**What needs to be done:**
Count how many lines of the material contain the string "this", then give that number and nothing more.

__________

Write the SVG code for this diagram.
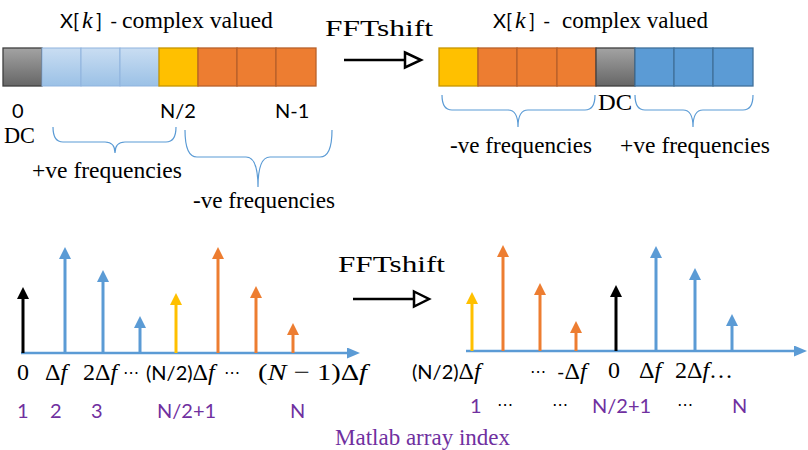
<svg xmlns="http://www.w3.org/2000/svg" width="808" height="450" viewBox="0 0 808 450">
<style>
.sans{font-family:Lato,"Open Sans","Liberation Sans",sans-serif;font-size:20px;fill:#000}
.ser{font-family:"Liberation Serif","DejaVu Serif",serif;font-size:23px;fill:#000}
.m{font-family:"Liberation Serif","DejaVu Serif",serif;font-size:24px;fill:#000}
.it{font-style:italic}
.dots{font-family:"DejaVu Sans",sans-serif;font-size:16px;fill:#000}
.pur{fill:#7030a0}
.brace{fill:none;stroke:#5b9bd5;stroke-width:1.2}
.lb{fill:url(#gLB);stroke:#8fb3de;stroke-width:1}
.bl{fill:#5b9bd5;stroke:#41719c;stroke-width:1.3}
.or{fill:#ed7d31;stroke:#b8612a;stroke-width:1.3}
.ye{fill:#ffc000;stroke:#c79600;stroke-width:1.3}
.gr{fill:url(#gGr);stroke:#3f3f3f;stroke-width:1.3}
.stem{stroke-width:3;fill:none}
.sb{stroke:#5b9bd5}
.so{stroke:#ed7d31}
.sy{stroke:#ffc000}
.sk{stroke:#000}
.axis{stroke:#5b9bd5;stroke-width:2.5;fill:none}
.shift{stroke:#000;stroke-width:2.5;fill:none}
</style>
<defs>
<linearGradient id="gLB" x1="0" y1="0" x2="0" y2="1"><stop offset="0" stop-color="#c9ddf2"/><stop offset="1" stop-color="#9bc1e6"/></linearGradient>
<linearGradient id="gGr" x1="0" y1="0" x2="0" y2="1"><stop offset="0" stop-color="#a3a3a3"/><stop offset="1" stop-color="#666"/></linearGradient>
<marker id="aB" markerUnits="userSpaceOnUse" markerWidth="12" markerHeight="12" refX="0" refY="6" orient="auto"><path d="M0,0 L12,6 L0,12 z" fill="#5b9bd5"/></marker>
<marker id="aO" markerUnits="userSpaceOnUse" markerWidth="12" markerHeight="12" refX="0" refY="6" orient="auto"><path d="M0,0 L12,6 L0,12 z" fill="#ed7d31"/></marker>
<marker id="aY" markerUnits="userSpaceOnUse" markerWidth="12" markerHeight="12" refX="0" refY="6" orient="auto"><path d="M0,0 L12,6 L0,12 z" fill="#ffc000"/></marker>
<marker id="aK" markerUnits="userSpaceOnUse" markerWidth="12" markerHeight="12" refX="0" refY="6" orient="auto"><path d="M0,0 L12,6 L0,12 z" fill="#000"/></marker>
<marker id="aAx" markerUnits="userSpaceOnUse" markerWidth="13" markerHeight="11" refX="0" refY="5.5" orient="auto"><path d="M0,0 L13,5.5 L0,11 z" fill="#5b9bd5"/></marker>
</defs>

<!-- Top-left array -->
<g id="array-original">
<rect class="gr" x="3" y="48" width="39" height="38"/>
<rect class="lb" x="42" y="48" width="39" height="38"/>
<rect class="lb" x="81" y="48" width="39" height="38"/>
<rect class="lb" x="120" y="48" width="39" height="38"/>
<rect class="ye" x="159" y="48" width="39" height="38"/>
<rect class="or" x="198" y="48" width="39" height="38"/>
<rect class="or" x="237" y="48" width="39" height="38"/>
<rect class="or" x="276" y="48" width="40" height="38"/>
</g>
<g id="title-left">
<text x="60" y="28"><tspan class="sans" font-size="22">X[</tspan><tspan class="m it" x="82">k</tspan><tspan class="sans" font-size="22" x="96">]</tspan><tspan class="sans" font-size="22" x="110">-</tspan></text>
<text class="ser" x="122" y="28" textLength="151" lengthAdjust="spacingAndGlyphs">complex valued</text>
</g>
<g id="labels-left">
<text class="sans" x="12" y="118">0</text>
<text class="sans" x="160" y="118">N/2</text>
<text class="sans" x="275" y="118">N-1</text>
<text class="ser" x="4" y="143" font-size="22" textLength="31" lengthAdjust="spacingAndGlyphs">DC</text>
<text class="ser" x="32" y="178" textLength="150" lengthAdjust="spacingAndGlyphs">+ve frequencies</text>
<text class="ser" x="193" y="208" textLength="142" lengthAdjust="spacingAndGlyphs">-ve frequencies</text>
</g>

<!-- Top-right array -->
<g id="array-shifted">
<rect class="ye" x="439" y="48" width="39" height="38"/>
<rect class="or" x="478" y="48" width="39" height="38"/>
<rect class="or" x="517" y="48" width="40" height="38"/>
<rect class="or" x="557" y="48" width="39" height="38"/>
<rect class="gr" x="596" y="48" width="39" height="38"/>
<rect class="bl" x="635" y="48" width="39" height="38"/>
<rect class="bl" x="674" y="48" width="39" height="38"/>
<rect class="bl" x="713" y="48" width="40" height="38"/>
</g>
<g id="title-right">
<text x="493" y="28"><tspan class="sans" font-size="22">X[</tspan><tspan class="m it" x="515">k</tspan><tspan class="sans" font-size="22" x="529">]</tspan><tspan class="sans" font-size="22" x="543">-</tspan></text>
<text class="ser" x="562" y="28" textLength="146" lengthAdjust="spacingAndGlyphs">complex valued</text>
</g>
<g id="labels-right">
<text class="ser" x="598" y="110" font-size="22" textLength="34" lengthAdjust="spacingAndGlyphs">DC</text>
<text class="ser" x="450" y="153" textLength="142" lengthAdjust="spacingAndGlyphs">-ve frequencies</text>
<text class="ser" x="620" y="153" textLength="150" lengthAdjust="spacingAndGlyphs">+ve frequencies</text>
</g>

<!-- FFTshift labels -->
<g id="fftshift-top">
<text class="ser" x="325" y="36" font-size="27" textLength="108" lengthAdjust="spacingAndGlyphs">FFTshift</text>
</g>
<g id="fftshift-bottom">
<text class="ser" x="338" y="272" font-size="27" textLength="107" lengthAdjust="spacingAndGlyphs">FFTshift</text>
</g>

<!-- Connectors -->
<g id="connectors">
<path class="brace" d="M53,127 Q53,142 63,142 L105,142 Q115,142 115,153 Q115,142 125,142 L166,142 Q176,142 176,127"/>
<path class="brace" d="M185,130 Q185,157 197,157 L246,157 Q258,157 258,187 Q258,157 270,157 L320,157 Q332,157 332,130"/>
<path class="brace" d="M442,95 Q442,110 452,110 L508,110 Q518,110 518,127 Q518,110 528,110 L585,110 Q595,110 595,95"/>
<path class="brace" d="M635,95 Q635,110 645,110 L683,110 Q693,110 693,127 Q693,110 703,110 L743,110 Q753,110 753,95"/>
<line class="shift" x1="344" y1="60" x2="405" y2="60"/>
<path d="M405,52.5 L421,60 L405,67.5 z" fill="#fff" stroke="#000" stroke-width="2.5"/>
<line class="shift" x1="353" y1="299" x2="414" y2="299"/>
<path d="M414,291.5 L429,299 L414,306.5 z" fill="#fff" stroke="#000" stroke-width="2.5"/>
</g>

<!-- Bottom-left spectrum -->
<g id="spectrum-original">
<line class="axis" x1="21" y1="353" x2="347" y2="353" marker-end="url(#aAx)"/>
<line class="stem sk" x1="23" y1="353" x2="23" y2="299" marker-end="url(#aK)"/>
<line class="stem sb" x1="65" y1="353" x2="65" y2="259" marker-end="url(#aB)"/>
<line class="stem sb" x1="103" y1="353" x2="103" y2="282" marker-end="url(#aB)"/>
<line class="stem sb" x1="140" y1="353" x2="140" y2="328" marker-end="url(#aB)"/>
<line class="stem sy" x1="176" y1="353" x2="176" y2="305" marker-end="url(#aY)"/>
<line class="stem so" x1="218" y1="353" x2="218" y2="259" marker-end="url(#aO)"/>
<line class="stem so" x1="256" y1="353" x2="256" y2="298" marker-end="url(#aO)"/>
<line class="stem so" x1="293" y1="353" x2="293" y2="335" marker-end="url(#aO)"/>
</g>
<g id="freq-labels-left">
<text class="m" x="17" y="380">0</text>
<text class="m" x="45" y="380">Δ<tspan class="it">f</tspan></text>
<text class="m" x="83" y="380">2Δ<tspan class="it">f</tspan></text>
<text class="dots" x="123" y="378">⋯</text>
<text x="146" y="380"><tspan class="sans">(N/2)</tspan><tspan class="m">Δ</tspan><tspan class="m it">f</tspan></text>
<text class="dots" x="224" y="378">⋯</text>
<text class="m" x="258" y="380" textLength="109" lengthAdjust="spacingAndGlyphs">(<tspan class="it">N</tspan> − 1)Δ<tspan class="it">f</tspan></text>
</g>
<g id="index-left">
<text class="sans pur" x="17" y="418">1</text>
<text class="sans pur" x="50" y="418">2</text>
<text class="sans pur" x="91" y="418">3</text>
<text class="sans pur" x="157" y="418">N/2+1</text>
<text class="sans pur" x="290" y="418">N</text>
</g>

<!-- Bottom-right spectrum -->
<g id="spectrum-shifted">
<line class="axis" x1="466" y1="351" x2="794" y2="351" marker-end="url(#aAx)"/>
<line class="stem sy" x1="472" y1="351" x2="472" y2="304" marker-end="url(#aY)"/>
<line class="stem so" x1="503" y1="351" x2="503" y2="257" marker-end="url(#aO)"/>
<line class="stem so" x1="540" y1="351" x2="540" y2="295" marker-end="url(#aO)"/>
<line class="stem so" x1="576" y1="351" x2="576" y2="333" marker-end="url(#aO)"/>
<line class="stem sk" x1="616" y1="351" x2="616" y2="297" marker-end="url(#aK)"/>
<line class="stem sb" x1="656" y1="351" x2="656" y2="258" marker-end="url(#aB)"/>
<line class="stem sb" x1="695" y1="351" x2="695" y2="280" marker-end="url(#aB)"/>
<line class="stem sb" x1="732" y1="351" x2="732" y2="326" marker-end="url(#aB)"/>
</g>
<g id="freq-labels-right">
<text x="412" y="379"><tspan class="sans">(N/2)</tspan><tspan class="m">Δ</tspan><tspan class="m it">f</tspan></text>
<text class="dots" x="530" y="377">⋯</text>
<text x="557" y="379"><tspan class="sans">-</tspan><tspan class="m">Δ</tspan><tspan class="m it">f</tspan></text>
<text class="m" x="608" y="378">0</text>
<text class="m" x="639" y="378">Δ<tspan class="it">f</tspan></text>
<text class="m" x="675" y="378">2Δ<tspan class="it">f</tspan>…</text>
</g>
<g id="index-right">
<text class="sans pur" x="470" y="413">1</text>
<text class="dots" x="497" y="410">⋯</text>
<text class="dots" x="552" y="410">⋯</text>
<text class="sans pur" x="592" y="413">N/2+1</text>
<text class="dots" x="677" y="410">⋯</text>
<text class="sans pur" x="732" y="413">N</text>
</g>
<g id="caption">
<text class="ser pur" x="335" y="445" font-size="22" textLength="175" lengthAdjust="spacingAndGlyphs">Matlab array index</text>
</g>
</svg>
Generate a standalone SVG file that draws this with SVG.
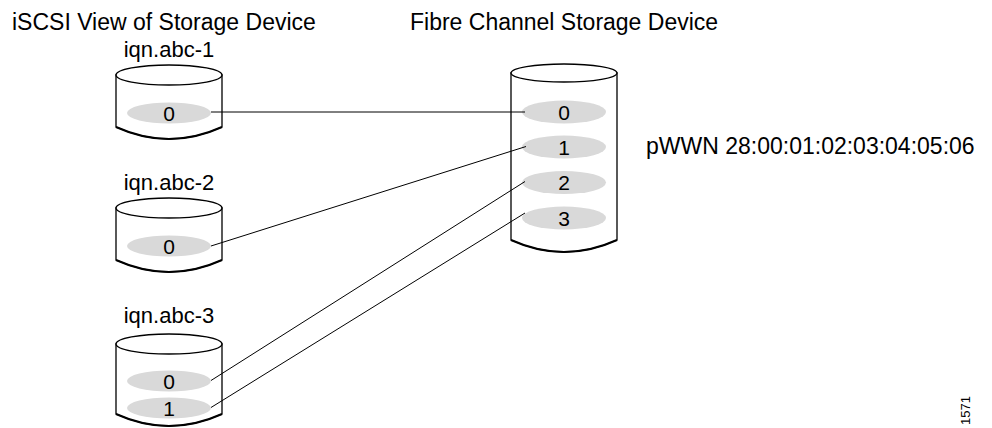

__________

**Result of the exercise:**
2